The 2018 Hyundai Tucson offers virtually every modern high-tech safety feature you might expect from a car in this class. Standard features include side-curtain airbags, a backup camera and anti-lock brakes, while options include lane-departure warning, a blind spot monitoring system and a forward-collision prevention system with automatic braking.

In crash tests, the National Highway Traffic Safety Administration gives the 2018 Tucson its highest rating of 5 stars overall, with 5 stars in the front- and side-impact tests and 4 stars in the rollover test. The independent Insurance Institute for Highway Safety (IIHS) gives the Tucson its highest rating of Good in all crash tests and Superior in the crash avoidance and mitigation test, earning the model a Top Safety Pick award.

Behind the Wheel

On the road, the Tucson is something of a mixed bag, though we suspect most crossover shoppers will appreciate the majority of what it has to offer. The Tucson touts a comfortable ride, predictable handling and, if you opt for the 1.6-liter turbocharged engine (as most drivers will), a tremendously smooth engine-and-transmission combination. In all, we think the Tucson offers one of the most pleasurable, supple rides in the compact-crossover segment.

Where the “mixed bag” remark comes in is for drivers who enjoy spending time behind the wheel. The Tucson isn’t especially fun to drive, as acceleration is mediocre with either engine, and steering — while suitable for the Tucson — isn’t exactly exciting. So while we think most drivers will appreciate the Tucson for its comfortable, smooth ride, those looking to have fun will probably want to consider another model with more power and improved handling.

As for visibility, interior room and cargo space, we found the Tucson to be roughly on par with other models in its segment: It’s not a standout, but it’s far from being the worst in its class.

Other Cars to Consider

2018 Ford Escape — The Escape recently got a complete makeover, offering a choice of new turbocharged engines as well as an improved feature set. We think the Escape delivers a more dynamic driving experience but has a more cramped interior.

2018 Honda CR-V — The Honda CR-V offers a lot of technology and the same smooth, comfortable ride as the Tucson. We’d be sure to add it to our shopping list, too. Its turbocharged engine is standard on all but the base trim.

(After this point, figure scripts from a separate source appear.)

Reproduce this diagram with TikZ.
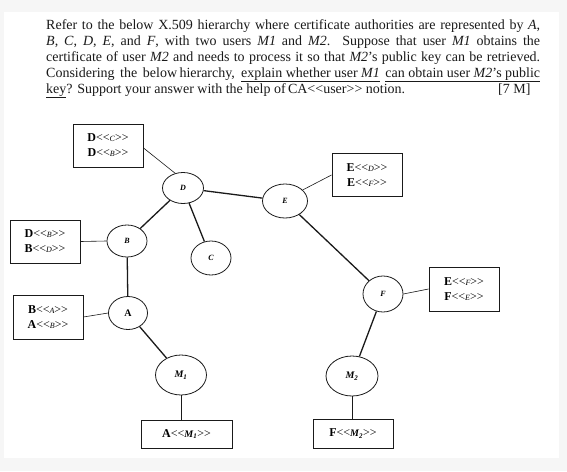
\documentclass[tikz,border=0pt]{standalone}
\usepackage{fontspec}
\setmainfont{Liberation Serif}
\usetikzlibrary{shapes.geometric}
\definecolor{pagegray}{HTML}{F6F6F6}
\definecolor{ink}{HTML}{1A1A1A}
\newcommand{\sm}[1]{{\fontsize{8}{8}\selectfont\itshape #1}}
\newcommand{\bx}[1]{\textbf{#1}}
\newcommand{\dlt}{<\kern0pt<}
\newcommand{\dgt}{>\kern0pt>}
\newcommand{\ul}[1]{\underline{#1}}
\begin{document}
\begin{tikzpicture}[x=1pt,y=-1pt,
  cnode/.style={ellipse, draw=ink, line width=0.8pt, inner sep=0pt, font=\fontsize{8}{8}\selectfont\bfseries\itshape},
  lbox/.style={draw=ink, line width=1pt, inner sep=0pt, minimum width=70pt, minimum height=43pt, align=center, font=\fontsize{12}{15}\selectfont},
  thickline/.style={draw=ink, line width=1.3pt},
  thinline/.style={draw=ink, line width=0.6pt},
  txt/.style={anchor=base west, inner sep=0pt, font=\fontsize{14}{16}\selectfont, text=ink}]
\useasboundingbox (0,0) rectangle (567,471);
\fill[pagegray] (0,0) rectangle (567,471);
\fill[white] (4,12) rectangle (559,458);
% question text
\node[txt] (l1) at (46,29) {\makebox[494pt][s]{Refer to the below X.509 hierarchy where certificate authorities are represented by \textit{A},}};
\node[txt] (l2) at (46,45) {\makebox[494pt][s]{\textit{B}, \textit{C}, \textit{D}, \textit{E}, and \textit{F}, with two users \textit{M1} and \textit{M2}. Suppose that user \textit{M1} obtains the}};
\node[txt] (l3) at (46,61) {\makebox[494pt][s]{certificate of user \textit{M2} and needs to process it so that \textit{M2}'s public key can be retrieved.}};
\node[txt] (l4) at (46,77) {\makebox[494pt][s]{Considering the below\,hierarchy, \ul{explain whether user \textit{M1}} \ul{can obtain user \textit{M2}'s public}}};
\node[txt] (l5) at (46,93) {\ul{key}? Support your answer with the help of\,CA\dlt user\dgt{} notion.};
\node[txt] (mk) at (498,93) {[7 M]};
% nodes
\node[cnode, minimum width=41pt, minimum height=31pt] (D) at (183,188) {D};
\node[cnode, minimum width=45pt, minimum height=34pt] (E) at (285,201) {E};
\node[cnode, minimum width=40pt, minimum height=34pt] (C) at (211,258) {C};
\node[cnode, minimum width=40pt, minimum height=32pt] (B) at (127,241) {B};
\node[cnode, minimum width=39pt, minimum height=33pt, font=\fontsize{10}{10}\selectfont\bfseries] (A) at (128,313) {A};
\node[cnode, minimum width=40pt, minimum height=36pt] (F) at (383,294) {F};
\node[cnode, minimum width=51pt, minimum height=40pt, font=\fontsize{10}{10}\selectfont\bfseries\itshape] (M1) at (181,375) {M\textsubscript{1}};
\node[cnode, minimum width=52pt, minimum height=40pt, font=\fontsize{10}{10}\selectfont\bfseries\itshape] (M2) at (352,376) {M\textsubscript{2}};
% boxes
\node[lbox] (bD) at (108,145.5) {\bx{D}\dlt\sm{C}\dgt\\\bx{D}\dlt\sm{B}\dgt};
\node[lbox] (bE) at (367,175) {\bx{E}\dlt\sm{D}\dgt\\\bx{E}\dlt\sm{F}\dgt};
\node[lbox] (bB) at (45,241.5) {\bx{D}\dlt\sm{B}\dgt\\\bx{B}\dlt\sm{D}\dgt};
\node[lbox, minimum height=44pt] (bA) at (48,317) {\bx{B}\dlt\sm{A}\dgt\\\bx{A}\dlt\sm{B}\dgt};
\node[lbox, minimum height=44pt] (bF) at (464,289) {\bx{E}\dlt\sm{F}\dgt\\\bx{F}\dlt\sm{E}\dgt};
\node[lbox, minimum width=91pt, minimum height=28pt] (bM1) at (186.5,434) {\bx{A}\dlt{\fontsize{10}{10}\selectfont\bfseries\itshape M\textsubscript{1}}\dgt};
\node[lbox, minimum width=80pt, minimum height=29pt] (bM2) at (353,433.5) {\bx{F}\dlt{\fontsize{10}{10}\selectfont\bfseries\itshape M\textsubscript{2}}\dgt};
% connectors
\draw[thickline] (D) -- (E);
\draw[thickline] (D) -- (B);
\draw[thickline] (D) -- (C);
\draw[thickline] (B) -- (A);
\draw[thickline] (A) -- (M1);
\draw[thickline] (E) -- (F);
\draw[thickline] (F) -- (M2);
\draw[thinline] (bD.-4) -- (D.118);
\draw[thinline] (bE.west) -- (E.32);
\draw[thinline] (bB.east) -- (B.west);
\draw[thinline] (bA.east) -- (A.west);
\draw[thinline] (F.east) -- (bF.west);
\draw[thinline] (M1.south) -- (M1.south |- bM1.north);
\draw[thinline] (M2.south) -- (M2.south |- bM2.north);
\end{tikzpicture}
\end{document}
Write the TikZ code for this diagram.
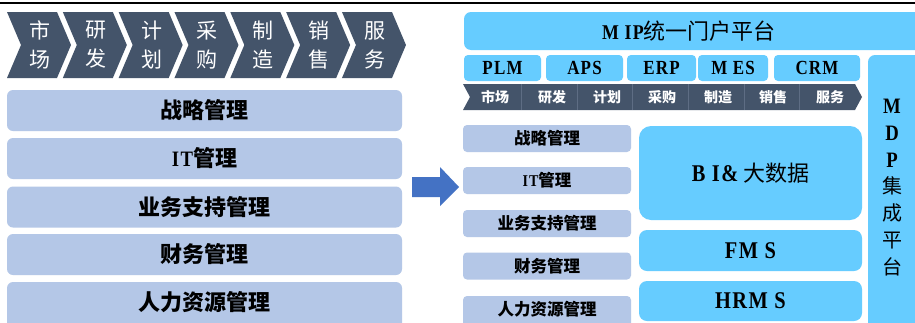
\documentclass[tikz,border=0pt]{standalone}
\usepackage{fontspec}
\setmainfont{Liberation Serif}
\newfontfamily\cjk{Noto Sans CJK SC}
\newfontfamily\lat{Liberation Serif}[FakeStretch=0.85, LetterSpace=6]
\definecolor{chev}{HTML}{44546A}
\definecolor{lboxc}{HTML}{B4C7E7}
\definecolor{cyanc}{HTML}{66CCFF}
\definecolor{arrowc}{HTML}{4472C4}
\definecolor{divc}{HTML}{5E6D84}
\tikzset{
  chevtext/.style={text=white, align=center, inner sep=0pt, font=\cjk\fontsize{21}{29}\selectfont},
  lbox/.style={fill=lboxc, rounded corners=6pt, minimum width=395pt, minimum height=41pt, inner sep=0pt, font=\cjk\bfseries\fontsize{22}{22}\selectfont},
  sbox/.style={fill=lboxc, rounded corners=4pt, minimum width=168pt, minimum height=27pt, inner sep=0pt, font=\cjk\bfseries\fontsize{16.5}{16.5}\selectfont},
  cbox/.style={fill=cyanc, inner sep=0pt},
  systext/.style={font=\lat\bfseries\fontsize{20}{20}\selectfont},
  bigtext/.style={font=\lat\bfseries\fontsize{24}{24}\selectfont},
  bandtext/.style={text=white, inner sep=0pt, font=\cjk\bfseries\fontsize{14}{14}\selectfont},
}
\begin{document}
\begin{tikzpicture}[x=1pt,y=-1pt]
\useasboundingbox (0,0) rectangle (915,322);
\clip (0,0) rectangle (915,322);
\fill[white] (0,0) rectangle (915,322);
\draw[line width=1.5pt] (0,3) -- (915,3);
% left chevrons
\foreach \a/\b [count=\i from 0] in {市/场,研/发,计/划,采/购,制/造,销/售,服/务}{
  \pgfmathsetmacro\xo{7+55.83*\i}
  \fill[chev] (\xo,12) -- ++(50,0) -- ++(14,33) -- ++(-14,33) -- ++(-50,0) -- ++(14,-33) -- cycle;
  \node[chevtext] (c\i) at (\xo+33,45) {\a\\\b};
}
% left boxes
\node[lbox] (l1) at (204.5,110.5) {战略管理};
\node[lbox] (l2) at (204.5,158.5) {{\lat IT}管理};
\node[lbox] (l3) at (204.5,207) {业务支持管理};
\node[lbox] (l4) at (204.5,254.5) {财务管理};
\node[lbox, minimum height=48pt] (l5) at (204.5,306) {};
\node[font=\cjk\bfseries\fontsize{22}{22}\selectfont, inner sep=0pt] (l5t) at (204.5,302) {人力资源管理};
% arrow
\fill[arrowc] (412,177) -- (440,177) -- (440,167) -- (459,187) -- (440,206) -- (440,197) -- (412,197) -- cycle;
% MIP portal
\node[cbox, rounded corners=7pt, minimum width=461pt, minimum height=38pt] (mip) at (694.5,31) {};
\node[inner sep=0pt, font=\cjk\fontsize{22}{22}\selectfont] (miptext) at (689,31) {{\lat\bfseries\fontsize{21}{21}\selectfont M IP}统一门户平台};
% systems
\node[cbox, rounded corners=4pt, minimum width=77pt, minimum height=26pt, systext] (plm) at (502.5,68) {PLM};
\node[cbox, rounded corners=4pt, minimum width=77pt, minimum height=26pt, systext] (aps) at (584.5,68) {APS};
\node[cbox, rounded corners=4pt, minimum width=69pt, minimum height=26pt, systext] (erp) at (661.5,68) {ERP};
\node[cbox, rounded corners=4pt, minimum width=70pt, minimum height=26pt, systext] (mes) at (733,68) {M ES};
\node[cbox, rounded corners=4pt, minimum width=86pt, minimum height=26pt, systext] (crm) at (817,68) {CRM};
% band
\fill[chev] (463,84) -- (855,84) -- (862,97) -- (855,110) -- (463,110) -- (470,97) -- cycle;
\foreach \x in {521,577,632,688,744,799}{
  \draw[divc, line width=0.6pt] (\x,84) -- (\x,110);
}
\foreach \t/\x [count=\i] in {市场/495,研发/552,计划/607,采购/662,制造/718,销售/773,服务/830}{
  \node[bandtext] (b\i) at (\x,97.5) {\t};
}
% MDP column
\node[cbox, rounded corners=7pt, minimum width=57pt, minimum height=275pt] (mdp) at (896.5,192.5) {};
\node[inner sep=0pt, align=center, font=\cjk\fontsize{20}{26.7}\selectfont] (mdptext) at (892,187.5) {{\lat\bfseries\fontsize{22}{26.7}\selectfont M}\\{\lat\bfseries\fontsize{22}{26.7}\selectfont D}\\{\lat\bfseries\fontsize{22}{26.7}\selectfont P}\\集\\成\\平\\台};
% right small boxes
\node[sbox] (s1) at (547,138.5) {战略管理};
\node[sbox] (s2) at (547,180.5) {{\lat IT}管理};
\node[sbox] (s3) at (547,223.5) {业务支持管理};
\node[sbox] (s4) at (547,266) {财务管理};
\node[sbox, minimum height=34pt] (s5) at (547,313) {};
\node[font=\cjk\bfseries\fontsize{16.5}{16.5}\selectfont, inner sep=0pt] (s5t) at (547,309.5) {人力资源管理};
% BI, FMS, HRMS
\node[cbox, rounded corners=12pt, minimum width=223pt, minimum height=94pt, font=\cjk\fontsize{22}{22}\selectfont] (bi) at (750.5,173) {{\lat\bfseries\fontsize{24}{24}\selectfont B I\&} 大数据};
\node[cbox, rounded corners=8pt, minimum width=223pt, minimum height=41pt, bigtext] (fms) at (750.5,250.5) {FM S};
\node[cbox, rounded corners=8pt, minimum width=223pt, minimum height=40pt, bigtext] (hrms) at (750.5,301) {HRM S};
\end{tikzpicture}
\end{document}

2018 Mazda CX-5 — If you like the Tucson’s equipment and fuel economy but want better handling and performance, the CX-5 is the way to go. It offers all the usual compact-crossover charm with an improved suspension and steering for a more enjoyable driving experience. There’s also a diesel engine option.

Used Hyundai Santa Fe Sport — Drivers who like the Tucson’s many attributes (including Hyundai’s excellent 10-year warranty) but need a little more interior space may want to consider the Santa Fe Sport, which offers everything we like about the Tucson in a larger package.

Autotrader’s Advice

Although it’s a little pricey, the Tucson Limited is our favorite model in the lineup. It offers an impressive array of equipment teamed with a smooth engine and transmission, a high-quality interior and a supple ride. It’s also the only way to get driver-assist features like forward-collision warning and autonomous braking. If the Limited is too much, go with the Value. If you don’t mind the sluggish performance, the SEL is probably the best overall value.